* _EXERCISE_
Reproduce the listing below in full and without alteration, apart from its pictures.

* _STORED DATA_
================

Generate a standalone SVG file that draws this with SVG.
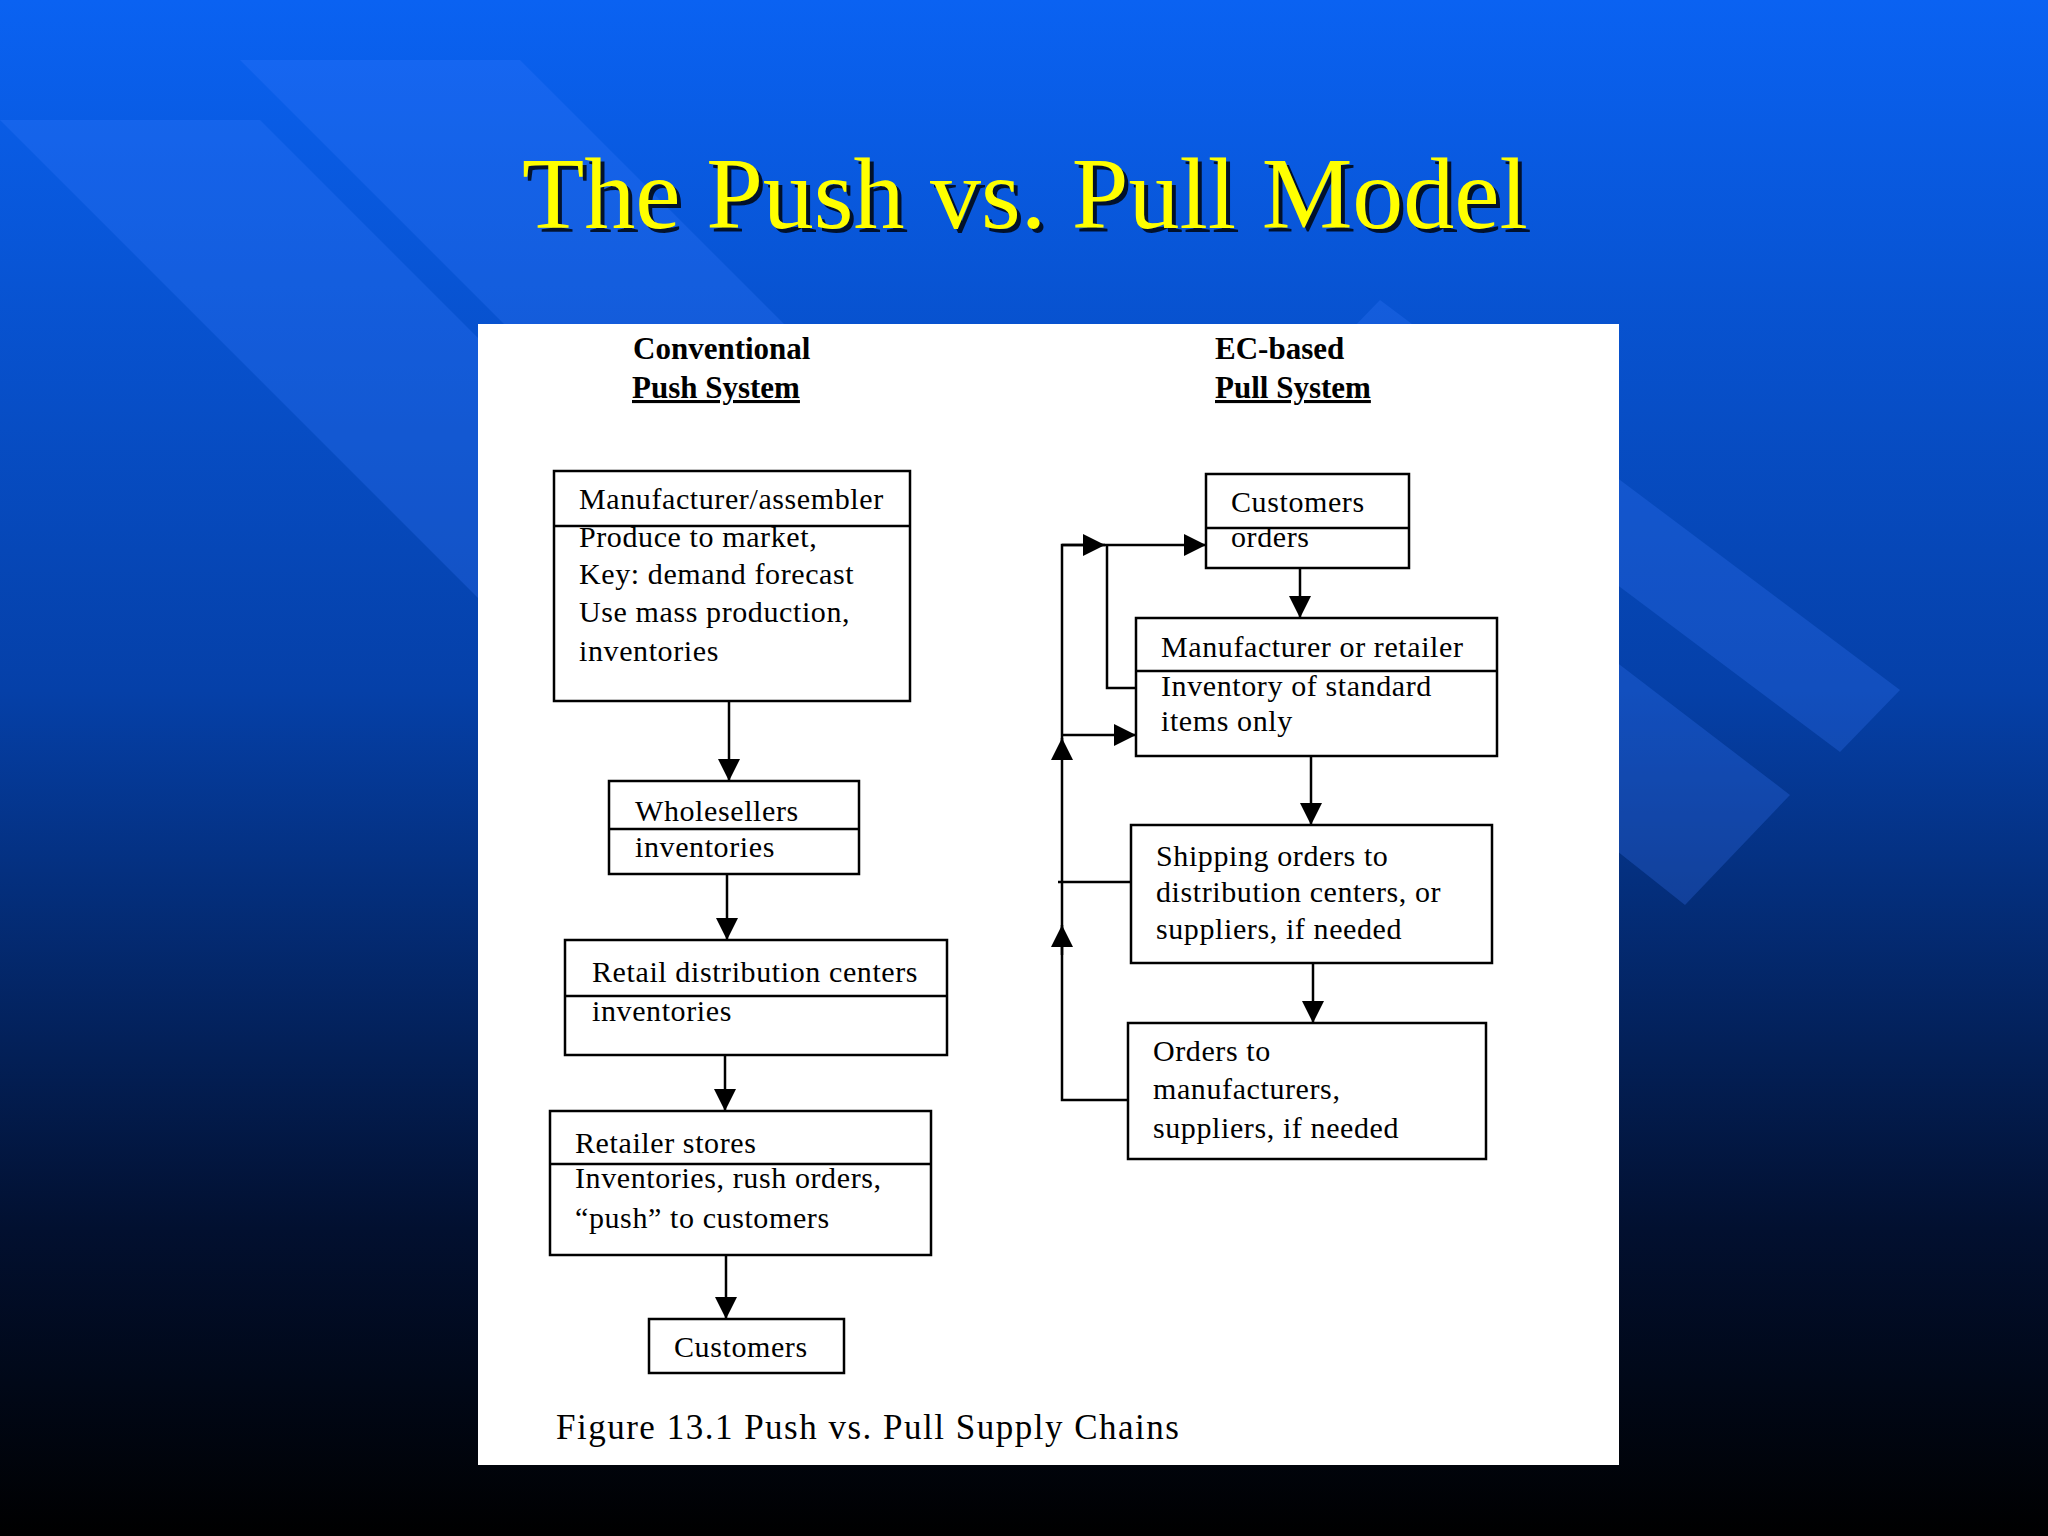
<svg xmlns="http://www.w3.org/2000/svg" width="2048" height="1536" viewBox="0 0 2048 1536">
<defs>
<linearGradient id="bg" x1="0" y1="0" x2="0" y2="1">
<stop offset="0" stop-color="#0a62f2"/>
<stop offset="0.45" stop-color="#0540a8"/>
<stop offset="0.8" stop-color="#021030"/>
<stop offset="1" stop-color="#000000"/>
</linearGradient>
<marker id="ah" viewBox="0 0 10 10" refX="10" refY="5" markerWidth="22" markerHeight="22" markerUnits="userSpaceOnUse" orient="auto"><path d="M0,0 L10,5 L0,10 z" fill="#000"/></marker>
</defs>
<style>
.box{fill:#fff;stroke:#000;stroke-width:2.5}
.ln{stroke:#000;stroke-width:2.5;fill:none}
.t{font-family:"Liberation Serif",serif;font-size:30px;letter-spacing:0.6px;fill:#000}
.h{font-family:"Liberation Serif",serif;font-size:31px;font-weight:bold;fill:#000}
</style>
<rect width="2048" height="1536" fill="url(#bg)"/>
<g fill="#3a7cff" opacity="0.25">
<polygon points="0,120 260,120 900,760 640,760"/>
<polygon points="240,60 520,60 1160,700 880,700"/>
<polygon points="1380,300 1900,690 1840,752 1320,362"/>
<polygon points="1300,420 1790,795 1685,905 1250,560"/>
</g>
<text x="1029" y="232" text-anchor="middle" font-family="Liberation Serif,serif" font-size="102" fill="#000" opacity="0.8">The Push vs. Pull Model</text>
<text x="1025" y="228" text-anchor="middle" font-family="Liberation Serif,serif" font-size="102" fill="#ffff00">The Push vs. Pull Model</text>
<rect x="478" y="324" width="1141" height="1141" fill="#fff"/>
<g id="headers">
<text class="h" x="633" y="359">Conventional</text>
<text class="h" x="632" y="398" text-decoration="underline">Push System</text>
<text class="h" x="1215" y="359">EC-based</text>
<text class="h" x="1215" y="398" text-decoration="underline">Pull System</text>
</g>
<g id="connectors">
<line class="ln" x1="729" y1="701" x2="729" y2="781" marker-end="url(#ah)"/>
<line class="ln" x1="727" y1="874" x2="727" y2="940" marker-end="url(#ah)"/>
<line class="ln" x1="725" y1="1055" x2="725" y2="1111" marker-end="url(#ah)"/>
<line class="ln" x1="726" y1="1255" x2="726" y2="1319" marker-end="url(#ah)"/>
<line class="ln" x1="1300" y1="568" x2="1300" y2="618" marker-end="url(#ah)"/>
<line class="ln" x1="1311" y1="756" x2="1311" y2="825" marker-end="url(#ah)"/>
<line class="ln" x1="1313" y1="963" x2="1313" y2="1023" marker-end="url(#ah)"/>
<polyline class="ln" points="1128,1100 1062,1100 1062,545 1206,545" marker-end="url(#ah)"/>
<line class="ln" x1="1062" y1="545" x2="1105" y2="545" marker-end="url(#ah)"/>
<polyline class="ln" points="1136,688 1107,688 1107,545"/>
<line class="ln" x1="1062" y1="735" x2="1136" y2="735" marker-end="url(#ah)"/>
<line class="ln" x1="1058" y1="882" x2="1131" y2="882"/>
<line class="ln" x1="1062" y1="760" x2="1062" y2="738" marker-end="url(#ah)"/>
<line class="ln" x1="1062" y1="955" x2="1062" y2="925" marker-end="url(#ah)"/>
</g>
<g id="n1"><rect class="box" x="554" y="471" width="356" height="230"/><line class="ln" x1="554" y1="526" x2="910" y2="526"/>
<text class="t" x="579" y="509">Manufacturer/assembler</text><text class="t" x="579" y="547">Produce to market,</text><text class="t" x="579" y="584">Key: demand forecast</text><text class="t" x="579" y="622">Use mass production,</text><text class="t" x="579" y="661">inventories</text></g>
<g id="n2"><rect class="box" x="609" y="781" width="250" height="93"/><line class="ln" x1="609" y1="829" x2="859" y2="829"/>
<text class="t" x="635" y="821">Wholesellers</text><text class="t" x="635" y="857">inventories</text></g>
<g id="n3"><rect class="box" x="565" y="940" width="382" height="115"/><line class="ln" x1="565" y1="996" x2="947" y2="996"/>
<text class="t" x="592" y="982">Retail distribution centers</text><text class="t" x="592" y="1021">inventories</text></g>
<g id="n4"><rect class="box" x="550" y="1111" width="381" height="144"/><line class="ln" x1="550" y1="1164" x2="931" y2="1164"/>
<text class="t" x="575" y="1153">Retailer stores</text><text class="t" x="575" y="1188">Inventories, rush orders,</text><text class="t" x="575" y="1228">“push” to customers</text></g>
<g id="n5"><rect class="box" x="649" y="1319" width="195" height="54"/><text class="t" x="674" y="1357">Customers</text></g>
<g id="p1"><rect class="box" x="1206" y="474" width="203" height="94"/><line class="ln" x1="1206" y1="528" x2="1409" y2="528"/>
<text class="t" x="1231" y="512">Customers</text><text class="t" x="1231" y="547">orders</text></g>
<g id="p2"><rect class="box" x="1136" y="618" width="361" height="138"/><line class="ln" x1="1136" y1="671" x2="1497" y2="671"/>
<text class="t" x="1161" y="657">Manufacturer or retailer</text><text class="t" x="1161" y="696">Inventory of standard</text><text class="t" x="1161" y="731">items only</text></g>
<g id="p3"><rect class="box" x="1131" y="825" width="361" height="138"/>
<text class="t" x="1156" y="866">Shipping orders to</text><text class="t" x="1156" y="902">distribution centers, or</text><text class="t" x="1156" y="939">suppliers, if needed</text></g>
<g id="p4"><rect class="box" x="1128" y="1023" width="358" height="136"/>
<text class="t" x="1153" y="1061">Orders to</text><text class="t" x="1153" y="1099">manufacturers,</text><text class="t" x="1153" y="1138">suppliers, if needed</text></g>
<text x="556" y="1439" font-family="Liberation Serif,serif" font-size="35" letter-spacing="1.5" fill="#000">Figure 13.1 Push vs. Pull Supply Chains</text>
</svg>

================

* _FULL OUTPUT_
Generate a standalone SVG file that draws this with SVG.
<svg xmlns="http://www.w3.org/2000/svg" width="2048" height="1536" viewBox="0 0 2048 1536">
<defs>
<linearGradient id="bg" x1="0" y1="0" x2="0" y2="1">
<stop offset="0" stop-color="#0a62f2"/>
<stop offset="0.45" stop-color="#0540a8"/>
<stop offset="0.8" stop-color="#021030"/>
<stop offset="1" stop-color="#000000"/>
</linearGradient>
<marker id="ah" viewBox="0 0 10 10" refX="10" refY="5" markerWidth="22" markerHeight="22" markerUnits="userSpaceOnUse" orient="auto"><path d="M0,0 L10,5 L0,10 z" fill="#000"/></marker>
</defs>
<style>
.box{fill:#fff;stroke:#000;stroke-width:2.5}
.ln{stroke:#000;stroke-width:2.5;fill:none}
.t{font-family:"Liberation Serif",serif;font-size:30px;letter-spacing:0.6px;fill:#000}
.h{font-family:"Liberation Serif",serif;font-size:31px;font-weight:bold;fill:#000}
</style>
<rect width="2048" height="1536" fill="url(#bg)"/>
<g fill="#3a7cff" opacity="0.25">
<polygon points="0,120 260,120 900,760 640,760"/>
<polygon points="240,60 520,60 1160,700 880,700"/>
<polygon points="1380,300 1900,690 1840,752 1320,362"/>
<polygon points="1300,420 1790,795 1685,905 1250,560"/>
</g>
<text x="1029" y="232" text-anchor="middle" font-family="Liberation Serif,serif" font-size="102" fill="#000" opacity="0.8">The Push vs. Pull Model</text>
<text x="1025" y="228" text-anchor="middle" font-family="Liberation Serif,serif" font-size="102" fill="#ffff00">The Push vs. Pull Model</text>
<rect x="478" y="324" width="1141" height="1141" fill="#fff"/>
<g id="headers">
<text class="h" x="633" y="359">Conventional</text>
<text class="h" x="632" y="398" text-decoration="underline">Push System</text>
<text class="h" x="1215" y="359">EC-based</text>
<text class="h" x="1215" y="398" text-decoration="underline">Pull System</text>
</g>
<g id="connectors">
<line class="ln" x1="729" y1="701" x2="729" y2="781" marker-end="url(#ah)"/>
<line class="ln" x1="727" y1="874" x2="727" y2="940" marker-end="url(#ah)"/>
<line class="ln" x1="725" y1="1055" x2="725" y2="1111" marker-end="url(#ah)"/>
<line class="ln" x1="726" y1="1255" x2="726" y2="1319" marker-end="url(#ah)"/>
<line class="ln" x1="1300" y1="568" x2="1300" y2="618" marker-end="url(#ah)"/>
<line class="ln" x1="1311" y1="756" x2="1311" y2="825" marker-end="url(#ah)"/>
<line class="ln" x1="1313" y1="963" x2="1313" y2="1023" marker-end="url(#ah)"/>
<polyline class="ln" points="1128,1100 1062,1100 1062,545 1206,545" marker-end="url(#ah)"/>
<line class="ln" x1="1062" y1="545" x2="1105" y2="545" marker-end="url(#ah)"/>
<polyline class="ln" points="1136,688 1107,688 1107,545"/>
<line class="ln" x1="1062" y1="735" x2="1136" y2="735" marker-end="url(#ah)"/>
<line class="ln" x1="1058" y1="882" x2="1131" y2="882"/>
<line class="ln" x1="1062" y1="760" x2="1062" y2="738" marker-end="url(#ah)"/>
<line class="ln" x1="1062" y1="955" x2="1062" y2="925" marker-end="url(#ah)"/>
</g>
<g id="n1"><rect class="box" x="554" y="471" width="356" height="230"/><line class="ln" x1="554" y1="526" x2="910" y2="526"/>
<text class="t" x="579" y="509">Manufacturer/assembler</text><text class="t" x="579" y="547">Produce to market,</text><text class="t" x="579" y="584">Key: demand forecast</text><text class="t" x="579" y="622">Use mass production,</text><text class="t" x="579" y="661">inventories</text></g>
<g id="n2"><rect class="box" x="609" y="781" width="250" height="93"/><line class="ln" x1="609" y1="829" x2="859" y2="829"/>
<text class="t" x="635" y="821">Wholesellers</text><text class="t" x="635" y="857">inventories</text></g>
<g id="n3"><rect class="box" x="565" y="940" width="382" height="115"/><line class="ln" x1="565" y1="996" x2="947" y2="996"/>
<text class="t" x="592" y="982">Retail distribution centers</text><text class="t" x="592" y="1021">inventories</text></g>
<g id="n4"><rect class="box" x="550" y="1111" width="381" height="144"/><line class="ln" x1="550" y1="1164" x2="931" y2="1164"/>
<text class="t" x="575" y="1153">Retailer stores</text><text class="t" x="575" y="1188">Inventories, rush orders,</text><text class="t" x="575" y="1228">“push” to customers</text></g>
<g id="n5"><rect class="box" x="649" y="1319" width="195" height="54"/><text class="t" x="674" y="1357">Customers</text></g>
<g id="p1"><rect class="box" x="1206" y="474" width="203" height="94"/><line class="ln" x1="1206" y1="528" x2="1409" y2="528"/>
<text class="t" x="1231" y="512">Customers</text><text class="t" x="1231" y="547">orders</text></g>
<g id="p2"><rect class="box" x="1136" y="618" width="361" height="138"/><line class="ln" x1="1136" y1="671" x2="1497" y2="671"/>
<text class="t" x="1161" y="657">Manufacturer or retailer</text><text class="t" x="1161" y="696">Inventory of standard</text><text class="t" x="1161" y="731">items only</text></g>
<g id="p3"><rect class="box" x="1131" y="825" width="361" height="138"/>
<text class="t" x="1156" y="866">Shipping orders to</text><text class="t" x="1156" y="902">distribution centers, or</text><text class="t" x="1156" y="939">suppliers, if needed</text></g>
<g id="p4"><rect class="box" x="1128" y="1023" width="358" height="136"/>
<text class="t" x="1153" y="1061">Orders to</text><text class="t" x="1153" y="1099">manufacturers,</text><text class="t" x="1153" y="1138">suppliers, if needed</text></g>
<text x="556" y="1439" font-family="Liberation Serif,serif" font-size="35" letter-spacing="1.5" fill="#000">Figure 13.1 Push vs. Pull Supply Chains</text>
</svg>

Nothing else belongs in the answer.